In practice, the excess business loss limitation is the binding constraint for most sports team owners in any given year. A $180 million paper loss sounds dramatic, but only $512,000 of it (for joint filers) can actually reduce non-business income in the current year. The rest rolls forward. Over time, those carried-forward losses still deliver value, but the annual benefit is far more modest than the headline amortization number suggests.

What Happens When the Team Gets Sold: Depreciation Recapture

Every dollar of amortization deducted during ownership creates a potential tax liability at sale. Section 1245 requires the seller to “recapture” the previously deducted amortization as ordinary income when the franchise changes hands.8Office of the Law Revision Counsel. 26 U.S. Code 1245 – Gain From Dispositions of Certain Depreciable Property The portion of the sale price that corresponds to cumulative amortization deductions gets taxed at ordinary income rates — currently up to 37% — rather than the more favorable 20% long-term capital gains rate that applies to the rest of the gain.

When a seller disposes of more than one Section 197 intangible in the same transaction, the law treats all of them as a single asset for recapture purposes.8Office of the Law Revision Counsel. 26 U.S. Code 1245 – Gain From Dispositions of Certain Depreciable Property Since a franchise sale almost always involves multiple intangibles — roster, brand, media rights, league membership — they’re bundled together. High-income sellers also face a 3.8% Net Investment Income Tax on top of the regular rate, pushing the effective rate on the recapture portion above 40%.

Even with recapture, the math usually works in the owner’s favor. The amortization deductions came year after year, reducing taxes on income that was earned (and often reinvested) over a decade or more. The recapture tax hits all at once, but it arrives much later. The time value of money means that deferring a large tax bill by 10 or 15 years is itself a significant financial benefit. Owners also typically structure sales to maximize the allocation to goodwill and going concern value, where recapture rules interact differently, though the IRS watches these allocations closely.
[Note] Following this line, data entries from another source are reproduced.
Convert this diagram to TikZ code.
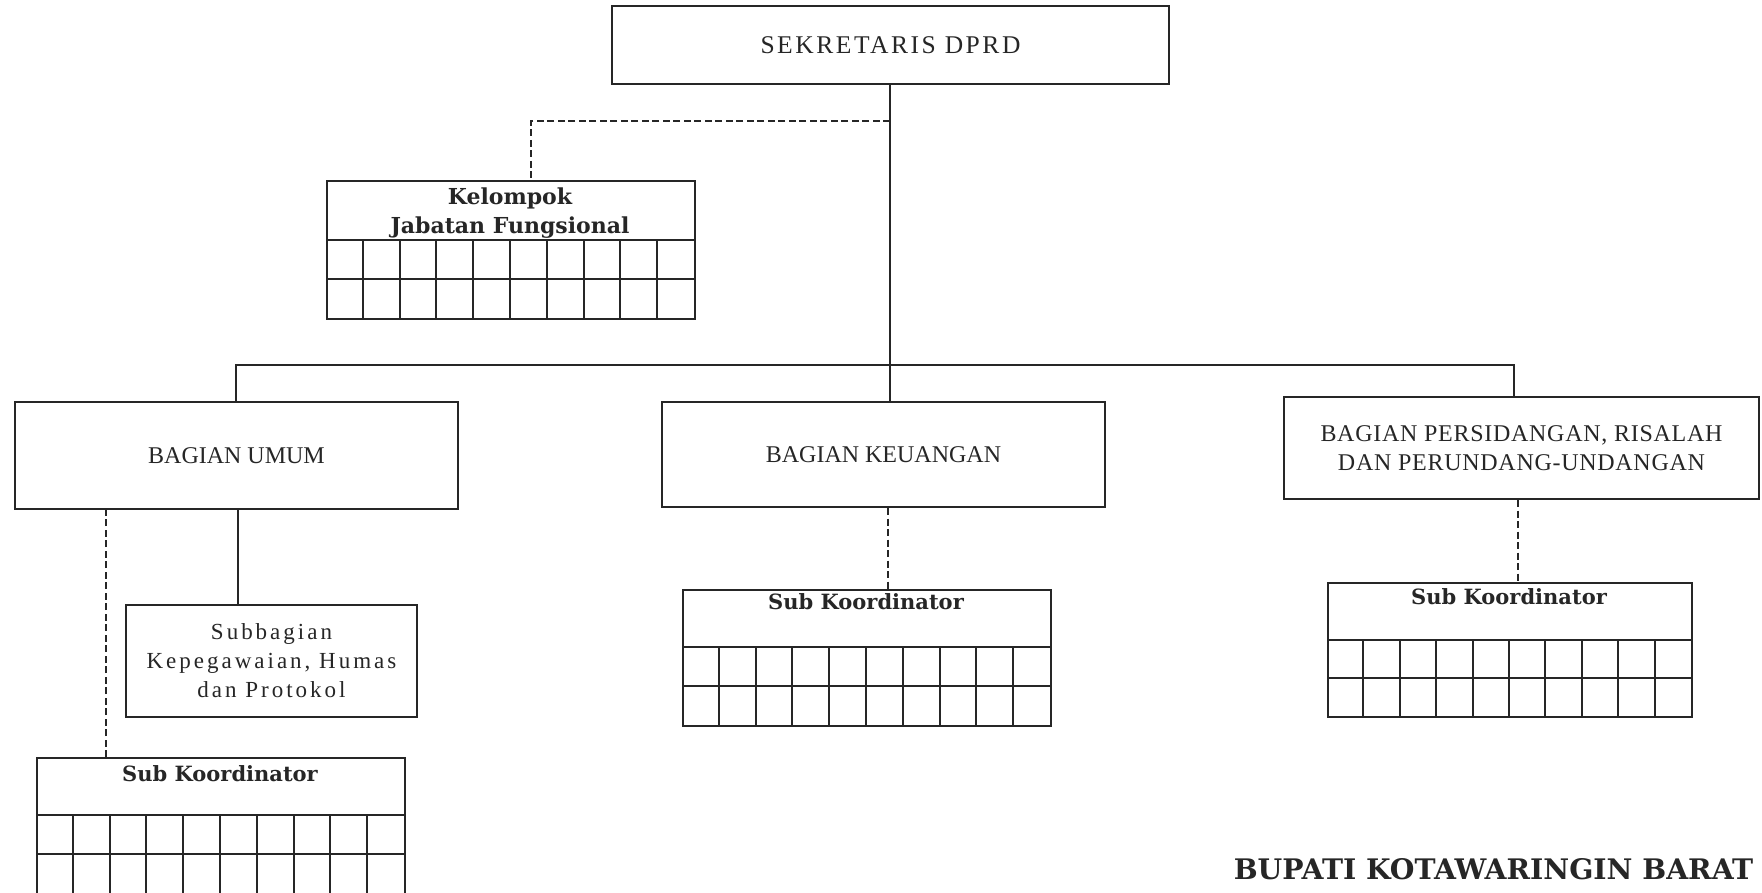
\documentclass[tikz,border=0pt]{standalone}
\usepackage{fontspec}
\setmainfont{Liberation Serif}
\newfontfamily\slab{DejaVu Serif}
\definecolor{ink}{RGB}{38,38,38}
\tikzset{
  box/.style={draw=ink, text=ink, line width=2pt, inner sep=0pt, align=center,
    font=\fontsize{24}{29}\selectfont},
  gframe/.style={draw=ink, line width=2pt, inner sep=0pt},
  gline/.style={draw=ink, line width=2pt},
  hd/.style={text=ink, inner sep=0pt, anchor=base, font=\slab\bfseries\fontsize{21}{26}\selectfont},
  conn/.style={draw=ink, line width=2pt},
  dconn/.style={draw=ink, line width=2pt, dash pattern=on 7pt off 3.5pt},
}
\newcommand\gridbox[6]{%
  \node[gframe, anchor=north west, minimum width=#4pt, minimum height={#5pt+2*#6pt}] (#1) at (#2,#3) {};
  \draw[gline] (#2,#3+#5) -- ++(#4,0);
  \draw[gline] (#2,#3+#5+#6) -- ++(#4,0);
  \foreach \i in {1,...,9} \draw[gline] ({round(#2+\i*#4/10)},#3+#5) -- ++(0,2*#6);
}
\begin{document}
\begin{tikzpicture}[x=1pt,y=-1pt]
\useasboundingbox[fill=white] (0,0) rectangle (1762,893);

% main boxes
\node[box, minimum width=557pt, minimum height=78pt,
  font=\fontsize{25.5}{30}\selectfont\addfontfeature{LetterSpace=10}] (sek) at (890.5,45) {SEKRETARIS DPRD};
\node[box, minimum width=443pt, minimum height=107pt] (umum) at (236.5,455.5) {BAGIAN UMUM};
\node[box, minimum width=443pt, minimum height=105pt] (keu) at (883.5,454.5) {BAGIAN KEUANGAN};
\node[box, minimum width=475pt, minimum height=102pt,
  font=\fontsize{24}{29}\selectfont\addfontfeature{LetterSpace=3}] (pers) at (1521.5,448)
  {BAGIAN PERSIDANGAN, RISALAH\\DAN PERUNDANG-UNDANGAN};
\node[box, minimum width=291pt, minimum height=112pt,
  font=\fontsize{23}{29}\selectfont\addfontfeature{LetterSpace=13}] (sub) at (271.5,661)
  {Subbagian\\Kepegawaian, Humas\\dan Protokol};

% grid boxes
\gridbox{kel}{326}{180}{368}{60}{39}
\node[hd, font=\slab\bfseries\fontsize{22}{26}\selectfont] (kelt1) at (510,205) {Kelompok};
\node[hd, font=\slab\bfseries\fontsize{22}{26}\selectfont] (kelt2) at (510,234) {Jabatan Fungsional};

\gridbox{skl}{36}{757}{368}{58}{39}
\node[hd] (sklt) at (220,781) {Sub Koordinator};

\gridbox{skm}{682}{589}{368}{58}{39}
\node[hd] (skmt) at (866,609) {Sub Koordinator};

\gridbox{skr}{1327}{582}{364}{58}{38}
\node[hd] (skrt) at (1509,604) {Sub Koordinator};

% connectors
\coordinate (bus) at (890,365);
\coordinate (dj) at (890,121);
\draw[conn] ([xshift=-0.5pt]sek.south) -- ([xshift=-0.5pt]sek.south |- keu.north);
\draw[conn] ([xshift=-0.5pt]umum.north) |- (bus) -| ([xshift=-7.5pt]pers.north);
\draw[dconn] (dj) -| ([xshift=20pt]kel.north);
\draw[conn] ([xshift=1.5pt]umum.south) -- ([xshift=1.5pt]umum.south |- sub.north);
\draw[dconn] ([xshift=70pt]skl.north west) -- ([xshift=70pt]skl.north west |- umum.south);
\draw[dconn] ([xshift=4.5pt]keu.south) -- ([xshift=4.5pt]keu.south |- skm.north);
\draw[dconn] ([xshift=-3.5pt]pers.south) -- ([xshift=-3.5pt]pers.south |- skr.north);

% footer
\node[text=ink, inner sep=0pt, font=\slab\bfseries\fontsize{28.3}{32}\selectfont] (bup) at (1493.5,869) {BUPATI KOTAWARINGIN BARAT};
\end{tikzpicture}
\end{document}
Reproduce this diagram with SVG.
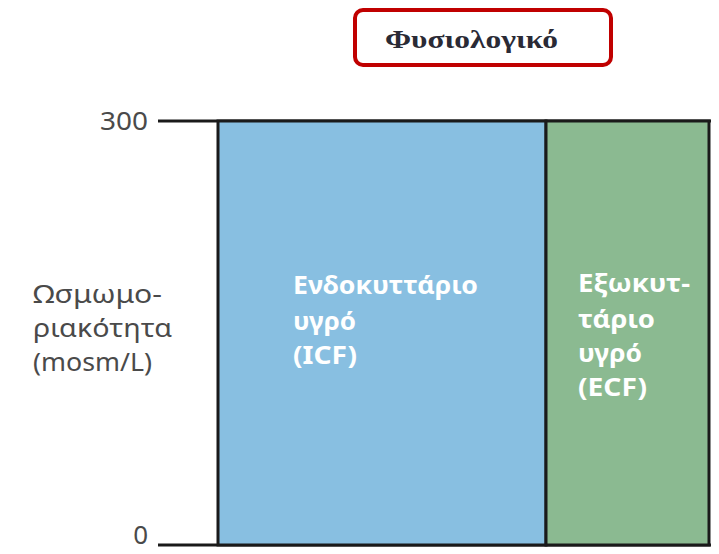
<svg xmlns="http://www.w3.org/2000/svg" width="719" height="554" viewBox="0 0 719 554">
  <style>
    .axis { font-family: "Noto Sans", "Open Sans", sans-serif; fill: #4a4a4a; font-size: 26px; }
    .lbl { font-family: "Noto Sans", "Open Sans", sans-serif; fill: #ffffff; font-size: 25px; font-weight: bold; }
    .frame { stroke: #1a1a1a; stroke-width: 3; }
  </style>
  <rect width="719" height="554" fill="#ffffff"/>
  <g id="title">
    <rect x="355" y="10" width="256" height="55" rx="8" ry="8" fill="#ffffff" stroke="#c00000" stroke-width="4"/>
    <text x="385" y="48" font-family="Liberation Serif, serif" font-size="25" font-weight="bold" fill="#2a2a35" textLength="173" lengthAdjust="spacingAndGlyphs">Φυσιολογικό</text>
  </g>
  <g id="axis">
    <line class="frame" x1="158" y1="121" x2="711" y2="121"/>
    <line class="frame" x1="158" y1="545" x2="711" y2="545"/>
    <text class="axis" x="148" y="130" text-anchor="end" textLength="48" lengthAdjust="spacingAndGlyphs">300</text>
    <text class="axis" x="148" y="544" text-anchor="end" font-size="20">0</text>
    <text class="axis" x="33" y="303" textLength="129" lengthAdjust="spacingAndGlyphs">Ωσμωμο-</text>
    <text class="axis" x="33" y="337" textLength="139" lengthAdjust="spacingAndGlyphs">ριακότητα</text>
    <text class="axis" x="33" y="371" textLength="119" lengthAdjust="spacingAndGlyphs">(mosm/L)</text>
  </g>
  <g id="icf">
    <rect class="frame" x="218" y="121" width="328" height="424" fill="#88bfe1"/>
    <text class="lbl" x="293" y="294" textLength="185" lengthAdjust="spacingAndGlyphs">Ενδοκυττάριο</text>
    <text class="lbl" x="293" y="330" textLength="63" lengthAdjust="spacingAndGlyphs">υγρό</text>
    <text class="lbl" x="293" y="364" textLength="64" lengthAdjust="spacingAndGlyphs">(ICF)</text>
  </g>
  <g id="ecf">
    <rect class="frame" x="546" y="121" width="163" height="424" fill="#8bba91"/>
    <text class="lbl" x="578" y="292" textLength="112" lengthAdjust="spacingAndGlyphs">Εξωκυτ-</text>
    <text class="lbl" x="578" y="328" textLength="77" lengthAdjust="spacingAndGlyphs">τάριο</text>
    <text class="lbl" x="578" y="362" textLength="64" lengthAdjust="spacingAndGlyphs">υγρό</text>
    <text class="lbl" x="578" y="396" textLength="69" lengthAdjust="spacingAndGlyphs">(ECF)</text>
  </g>
</svg>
Estate Transfers and the Stepped-Up Basis Advantage

Depreciation recapture assumes the owner eventually sells. But if the owner dies while holding the team, something far more favorable happens. Under Section 1014, property inherited from a decedent receives a new tax basis equal to its fair market value at the date of death.9Office of the Law Revision Counsel. 26 U.S. Code 1014 – Basis of Property Acquired From a Decedent All the amortization deductions the deceased owner claimed over the years? The recapture obligation attached to them effectively disappears. The heirs inherit the franchise at its current market value as if they bought it fresh.
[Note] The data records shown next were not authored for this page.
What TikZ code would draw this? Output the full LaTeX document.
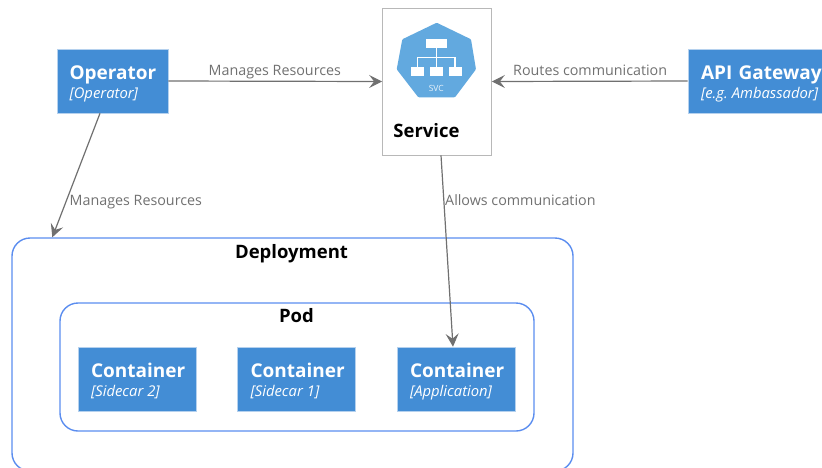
\documentclass[tikz,border=0pt]{standalone}
\usepackage{fontspec}
\setmainfont{Open Sans}
\usetikzlibrary{arrows.meta,calc}
\definecolor{boxblue}{HTML}{438DD5}
\definecolor{boxedge}{HTML}{B5D1EE}
\definecolor{groupblue}{HTML}{5B8DEF}
\definecolor{linkgrey}{HTML}{707070}
\definecolor{iconblue}{HTML}{62A9DF}
\tikzset{
  bluebox/.style={draw=boxedge,line width=0.6pt,fill=boxblue,text=white,align=left,inner sep=0pt,
     minimum height=64pt,font=\fontsize{19}{22}\selectfont\bfseries},
  group/.style={draw=groupblue,line width=1.4pt,rounded corners=#1,fill=none,inner sep=0pt},
  link/.style={draw=linkgrey,line width=1.2pt,-{Stealth[length=13pt,width=13pt,inset=5pt]}},
  linklabel/.style={text=linkgrey,font=\fontsize{14.3}{16}\selectfont,inner sep=0pt,anchor=base west},
  grouplabel/.style={anchor=base,font=\fontsize{18.5}{20}\selectfont\bfseries,inner sep=0pt},
  icoline/.style={draw=white,line width=1.1pt}
}
\newcommand{\boxtext}[2]{\rule{0pt}{19pt}#1\\[-3pt]\mbox{\fontsize{14.8}{16}\selectfont\mdseries\itshape\frenchspacing\spaceskip=4pt\relax #2}}
\begin{document}
\begin{tikzpicture}[x=1pt,y=-1pt]
\useasboundingbox (0,0) rectangle (822,467);
\clip (0,0) rectangle (822,467);
% groups
\node[group=18pt,minimum width=561pt,minimum height=233pt] (dep) at (292.5,354.5) {};
\node[grouplabel] (deplabel) at (291.5,258) {Deployment};
\node[group=18pt,minimum width=474pt,minimum height=128pt] (pod) at (297,367) {};
\node[grouplabel] (podlabel) at (296.5,322) {Pod};
% blue boxes
\node[bluebox,minimum width=111pt,text width=86pt] (op) at (112.5,81) {\boxtext{Operator}{[Operator]}};
\node[bluebox,minimum width=150pt,text width=124pt] (api) at (763,81) {\boxtext{API Gateway}{[e.g. Ambassador]}};
\node[bluebox,minimum width=118pt,text width=92pt] (c2) at (137,379) {\boxtext{Container}{[Sidecar 2]}};
\node[bluebox,minimum width=118pt,text width=92pt] (c1) at (296.5,379) {\boxtext{Container}{[Sidecar 1]}};
\node[bluebox,minimum width=118pt,text width=92pt] (c0) at (456,379) {\boxtext{Container}{[Application]}};
% service
\node[draw=black!28,line width=0.7pt,fill=white,minimum width=109pt,minimum height=147pt,inner sep=0pt] (svc) at (437,81.5) {};
\node[grouplabel] (svclabel) at (426.5,137.5) {Service};
\fill[iconblue,rounded corners=1pt] (436.7,22.7) -- (471,39.3) -- (476,69.3) -- (455,97.3) -- (418.3,97.3) -- (396.7,69.3) -- (402.3,39.3) -- cycle;
\fill[white] (425.7,38.7) rectangle (447.3,48.3);
\fill[white] (411.3,66.7) rectangle (424,76);
\fill[white] (430,66.7) rectangle (442.7,76);
\fill[white] (448.7,66.7) rectangle (461.7,76);
\draw[icoline] (436.5,48) -- (436.5,67);
\draw[icoline] (417.7,67) -- (417.7,57.3) -- (455,57.3) -- (455,67);
\node[text=white!85!iconblue,font=\fontsize{8.5}{9}\selectfont,inner sep=0pt] (svctext) at (436.3,88) {SVC};
% connector ends
\coordinate (opfoot) at ($(op.south)+(-12.5,0)$);
\coordinate (deptop) at ($(dep.north west)+(41,0)$);
\coordinate (svcfoot) at ($(svc.south)+(4,0)$);
\coordinate (c0top) at ($(c0.north)+(-3,0)$);
% connectors
\draw[link] (op.east) -- (svc.west);
\draw[link] (api.west) -- (svc.east);
\draw[link] (opfoot) -- (deptop);
\draw[link] (svcfoot) -- (c0top);
\node[linklabel] (l1) at (208.5,75) {Manages Resources};
\node[linklabel] (l2) at (513,75) {Routes communication};
\node[linklabel] (l3) at (69.5,205.5) {Manages Resources};
\node[linklabel] (l4) at (445,205.5) {Allows communication};
\end{tikzpicture}
\end{document}
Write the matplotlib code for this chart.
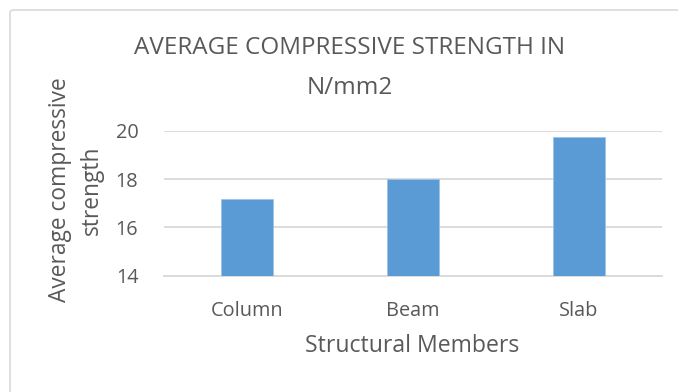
import matplotlib
matplotlib.use("Agg")
import matplotlib.pyplot as plt
from matplotlib.patches import FancyBboxPatch

# Average compressive strength (N/mm2) per structural member
members = ["Column", "Beam", "Slab"]
strength = [17.17, 18.0, 19.77]
y_ticks = [14, 16, 18, 20]

text_color = "#595959"
grid_color = "#D9D9D9"
bar_color = "#5B9BD5"

plt.rcParams["font.family"] = ["Open Sans", "DejaVu Sans"]

fig = plt.figure(figsize=(6.78, 3.92), dpi=100)

# Chart frame
frame = FancyBboxPatch((10 / 678, 1 - 10 / 392 - 1.2), 1.2, 1.2,
                       boxstyle="round,pad=0,rounding_size=0.006",
                       transform=fig.transFigure, facecolor="white",
                       edgecolor=grid_color, linewidth=1.2, zorder=-10)
fig.patches.append(frame)

ax = fig.add_axes([164 / 678, 1 - 275.7 / 392, (662 - 164) / 678, (275.7 - 131) / 392])
ax.set_facecolor("none")
ax.set_zorder(5)

x = range(len(members))
ax.bar(x, strength, width=0.313, color=bar_color, edgecolor="#9DC3E6",
       linewidth=0.6, zorder=3)

ax.set_xlim(-0.5, len(members) - 0.5)
ax.set_ylim(min(y_ticks), max(y_ticks))
ax.set_yticks(y_ticks)
ax.set_xticks(list(x))
ax.set_xticklabels(members)

ax.grid(axis="y", color=grid_color, linewidth=1.3, zorder=0)
ax.set_axisbelow(True)
for side in ["top", "right", "left"]:
    ax.spines[side].set_visible(False)
ax.spines["bottom"].set_color(grid_color)
ax.spines["bottom"].set_linewidth(1.3)
ax.tick_params(axis="both", length=0, labelsize=14.3, colors=text_color)
ax.tick_params(axis="y", pad=18.5)
ax.tick_params(axis="x", pad=18.5)

fig.text(350 / 678, 1 - 36 / 392, "AVERAGE COMPRESSIVE STRENGTH IN\nN/mm2",
         ha="center", va="top", fontsize=17.5, color=text_color, linespacing=1.9,
         zorder=6)

fig.text(76 / 678, 1 - 190 / 392, "Average compressive\nstrength",
         rotation=90, ha="center", va="center", fontsize=16.4,
         color=text_color, linespacing=1.4, zorder=6)

fig.text(412 / 678, 1 - 346.5 / 392, "Structural Members",
         ha="center", va="center", fontsize=16.6, color=text_color, zorder=6)

fig.savefig("out.png", dpi=100)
For partnerships and LLCs with a Section 754 election in place, this creates an even more powerful result. The partnership adjusts the inside basis of its assets to reflect the stepped-up value of the deceased partner’s interest under Section 743(b). That basis adjustment can generate a new round of amortization deductions for the heir’s share of the roster and other intangibles. The same player contracts that the original owner already fully depreciated get a reset basis and start producing deductions all over again for the next generation.

This is the sequence that makes sports team ownership one of the most tax-efficient wealth transfer vehicles available: claim amortization deductions for 15 years, shelter outside income during that period, then pass the team to heirs who get both a clean basis and a fresh amortization schedule. The combination of lifetime deductions and a stepped-up basis at death means the recapture tax that Section 1245 was designed to collect may never actually get paid.